Before and After: The Maintenance Trap
The Wrong Way (The "Before" Scenario): The city accepts a memorial from the local "Founders Club." The agreement says the Founders Club will handle all repairs and maintenance for twenty years to save the city money. The club holds private ceremonies at the site every year. When another group wants a monument, they argue that the park is effectively being "leased" for private expression. The city loses the case because they ceded too much control. They saved $500 a year on landscaping but spent $80,000 on a settlement.
The Right Way (The "After" Scenario): The city accepts the memorial but the contract states that ownership transfers entirely to the city upon installation. The city’s public works department handles all maintenance. Any ceremonies held at the site require a standard park permit, just like any other group. The city maintains total "editorial" control over the site, including the right to move or remove the monument at any time. When a challenger sues, the city produces the deed of gift and maintenance logs. The case gets dismissed before it even goes to discovery because the city proved it owns the speech.
The High Cost of Ambiguous Permit Policies
If your city's permit process for "permanent structures" is the same as your process for "picnic pavilion rentals," you're in trouble. I see this constantly in smaller municipalities. They have a one-size-fits-all form that doesn't distinguish between a birthday party and a bronze statue.

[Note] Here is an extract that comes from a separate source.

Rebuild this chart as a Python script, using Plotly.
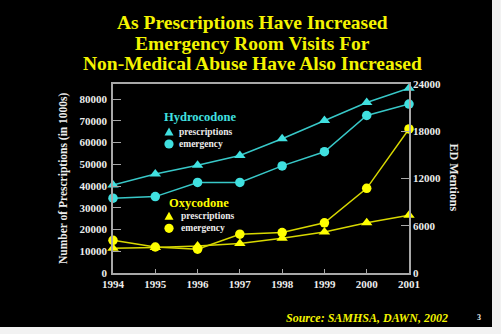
import plotly.graph_objects as go

# Years on the x axis
years = [1994, 1995, 1996, 1997, 1998, 1999, 2000, 2001]

# Prescriptions (in 1000s) - left axis
hydro_rx = [40500, 45500, 49500, 54000, 61700, 70100, 78400, 85000]
oxy_rx = [11400, 11700, 12400, 13600, 16000, 18900, 23100, 26600]

# Emergency department mentions - right axis
hydro_ed = [9500, 9700, 11500, 11500, 13600, 15400, 20000, 21450]
oxy_ed = [4150, 3300, 3020, 4930, 5140, 6370, 10750, 18300]

left_ticks = [0, 10000, 20000, 30000, 40000, 50000, 60000, 70000, 80000]
right_ticks = [0, 6000, 12000, 18000, 24000]

title_lines = [
    "As Prescriptions Have Increased",
    "Emergency Room Visits For",
    "Non-Medical Abuse Have Also Increased",
]

CYAN_LINE = "#38c8c8"
CYAN_MARK = "#40e0e0"
YEL_LINE = "#d8d800"
YEL_MARK = "#ffff00"
TITLE_YEL = "#f4f400"
AXIS_GRAY = "#a8a8a8"
TXT = "#ececec"
SERIF = "Liberation Serif"

W, H = 501, 334
L, R, T, B = 113, 92, 84, 61
PW, PH = W - L - R, H - T - B


def px(x):
    return (x - L) / PW


def py(y):
    return (H - B - y) / PH


fig = go.Figure()

fig.add_trace(go.Scatter(
    x=years, y=hydro_rx, mode="lines+markers", yaxis="y",
    line=dict(color=CYAN_LINE, width=1.5),
    marker=dict(symbol="triangle-up", size=10, color=CYAN_MARK),
    cliponaxis=False, showlegend=False))
fig.add_trace(go.Scatter(
    x=years, y=hydro_ed, mode="lines+markers", yaxis="y2",
    line=dict(color=CYAN_LINE, width=1.5),
    marker=dict(symbol="circle", size=9.5, color=CYAN_MARK),
    cliponaxis=False, showlegend=False))
fig.add_trace(go.Scatter(
    x=years, y=oxy_rx, mode="lines+markers", yaxis="y",
    line=dict(color=YEL_LINE, width=1.5),
    marker=dict(symbol="triangle-up", size=10, color=YEL_MARK),
    cliponaxis=False, showlegend=False))
fig.add_trace(go.Scatter(
    x=years, y=oxy_ed, mode="lines+markers", yaxis="y2",
    line=dict(color=YEL_LINE, width=1.5),
    marker=dict(symbol="circle", size=9.5, color=YEL_MARK),
    cliponaxis=False, showlegend=False))

tickfont = dict(family=SERIF, size=11, color=TXT, weight="bold")

fig.update_layout(
    width=W, height=H,
    margin=dict(l=L, r=R, t=T, b=B, pad=0),
    paper_bgcolor="black", plot_bgcolor="black",
    showlegend=False,
    xaxis=dict(
        range=[1994, 2001], tickvals=years, ticktext=[str(y) for y in years],
        ticks="inside", ticklen=4, tickcolor=AXIS_GRAY, tickwidth=1,
        showline=True, linecolor=AXIS_GRAY, linewidth=1.5, mirror=True,
        showgrid=False, zeroline=False, tickfont=tickfont,
    ),
    yaxis=dict(
        range=[0, 86900], tickvals=left_ticks,
        ticktext=[str(v) for v in left_ticks],
        ticks="inside", ticklen=8, tickcolor=AXIS_GRAY, tickwidth=1,
        showline=True, linecolor=AXIS_GRAY, linewidth=1.5,
        showgrid=False, zeroline=False, tickfont=tickfont,
        ticklabelstandoff=2,
    ),
    yaxis2=dict(
        range=[0, 24000], tickvals=right_ticks,
        ticktext=[str(v) for v in right_ticks],
        overlaying="y", side="right",
        ticks="inside", ticklen=8, tickcolor=AXIS_GRAY, tickwidth=1,
        showline=True, linecolor=AXIS_GRAY, linewidth=1.5,
        showgrid=False, zeroline=False, tickfont=tickfont,
    ),
)

ann = []
shapes = []
# Title lines
for text, yc in zip(title_lines, [22.3, 43.3, 63.3]):
    ann.append(dict(text=f"<b>{text}</b>", x=px(252), y=py(yc),
                    xref="paper", yref="paper", xanchor="center", yanchor="middle",
                    showarrow=False, font=dict(family=SERIF, size=19.5, color=TITLE_YEL)))

# Axis titles
ann.append(dict(text="<b>Number of Prescriptions (in 1000s)</b>", x=px(63), y=py(178),
                xref="paper", yref="paper", xanchor="center", yanchor="middle",
                textangle=-90, showarrow=False,
                font=dict(family=SERIF, size=11.5, color=TXT)))
ann.append(dict(text="<b>ED Mentions</b>", x=px(454), y=py(177.5),
                xref="paper", yref="paper", xanchor="center", yanchor="middle",
                textangle=90, showarrow=False,
                font=dict(family=SERIF, size=12, color=TXT)))

# Key: drug names, symbols and labels
key = [
    ("Hydrocodone", CYAN_MARK, 161.7, 117.0, 169, 131.7, 144.0, 177),
    ("Oxycodone", YEL_MARK, 166.7, 202.7, 169, 216.0, 228.3, 179),
]
for name, col, nx, ny, sx, ty, cy, lx in key:
    ann.append(dict(text=f"<b>{name}</b>", x=px(nx), y=py(ny),
                    xref="paper", yref="paper", xanchor="left", yanchor="middle",
                    showarrow=False, font=dict(family=SERIF, size=12.5, color=col)))
    # triangle symbol
    tri = (f"M {px(sx - 4.5)} {py(ty + 3.8)} L {px(sx + 4.5)} {py(ty + 3.8)} "
           f"L {px(sx)} {py(ty - 4.2)} Z")
    shapes.append(dict(type="path", path=tri, xref="paper", yref="paper",
                       fillcolor=col, line_width=0, layer="above"))
    # circle symbol
    shapes.append(dict(type="circle", xref="paper", yref="paper",
                       x0=px(sx - 4.6), x1=px(sx + 4.6),
                       y0=py(cy + 4.6), y1=py(cy - 4.6),
                       fillcolor=col, line_width=0, layer="above"))
    ann.append(dict(text="<b>prescriptions</b>", x=px(lx), y=py(ty),
                    xref="paper", yref="paper", xanchor="left", yanchor="middle",
                    showarrow=False, font=dict(family=SERIF, size=9.5, color=TXT)))
    ann.append(dict(text="<b>emergency</b>", x=px(lx), y=py(cy),
                    xref="paper", yref="paper", xanchor="left", yanchor="middle",
                    showarrow=False, font=dict(family=SERIF, size=9.5, color=TXT)))

# Source line and page number
ann.append(dict(text="<b><i>Source: SAMHSA, DAWN, 2002</i></b>", x=px(450), y=py(318.3),
                xref="paper", yref="paper", xanchor="right", yanchor="middle",
                showarrow=False, font=dict(family=SERIF, size=12, color=TITLE_YEL)))
ann.append(dict(text="<b>3</b>", x=px(479), y=py(317),
                xref="paper", yref="paper", xanchor="center", yanchor="middle",
                showarrow=False, font=dict(family=SERIF, size=8, color=TXT)))

# Light page edge at the right and bottom
shapes.append(dict(type="rect", xref="paper", yref="paper",
                   x0=px(492), x1=px(W + 5), y0=py(H + 5), y1=py(-5),
                   fillcolor="#f2f2f2", line_width=0, layer="above"))
shapes.append(dict(type="rect", xref="paper", yref="paper",
                   x0=px(-5), x1=px(W + 5), y0=py(H + 5), y1=py(327),
                   fillcolor="#f2f2f2", line_width=0, layer="above"))

fig.update_layout(annotations=ann, shapes=shapes)

fig.write_html("out.html")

When a group submits a "monument permit" and you don't have a specific policy for it, you're forced to make it up on the fly. That "ad hoc" decision-making is exactly what judges hate. It looks like you're discriminating against the applicant because you don't like their face or their message. You need a separate, rigorous process for permanent installations that involves a public hearing and a formal vote by the governing body to adopt the structure as government speech.
Developing a Curatorial Policy
- Define the purpose of each public space (e.g., "This park is dedicated to the military history of our region").
- Establish a clear "Deed of Gift" process where the donor relinquishes all rights.
- Require an impact study for any permanent structure to provide non-speech reasons for rejection (traffic, safety, sightlines).
- Ensure the final decision always rests with the elected body, not a single staff member who might be accused of personal bias.
Reality Check: You Can't Please Everyone
Here is the hard truth that nobody wants to hear: there is no "safe" way to manage public monuments that avoids all tension. If you allow any monuments at all, someone is going to be offended. If you ban all monuments, you'll alienate your most active and philanthropic citizens.
Success in this area isn't about being "fair" in the way a preschool teacher is fair. It's about being legally precise. You have to be comfortable with the fact that your city is taking a stand. If you want to accept a statue of a local hero, you are effectively saying, "This person represents us." You are also saying to everyone else, "Your hero doesn't get a statue here right now."
Many city managers try to find a middle ground where they don't have to take a side. They want a "neutral" policy that magically filters out the "bad" groups while letting the "good" groups in. That policy doesn't exist. The legal framework provided by Pleasant Grove City v Summum requires you to be an active participant in the speech. If you're too afraid to "own" the message, then don't let anyone put a shovel in the ground. The moment you try to stay neutral on permanent monuments, you've already lost the legal protection the Supreme Court gave you. You're either a speaker or you're a landlord. In the world of public parks, being a landlord is a fast track to a federal lawsuit you'll probably lose. Pick your role, document it obsessively, and stop worrying about being "fair" to every fringe group that has enough money for a granite slab.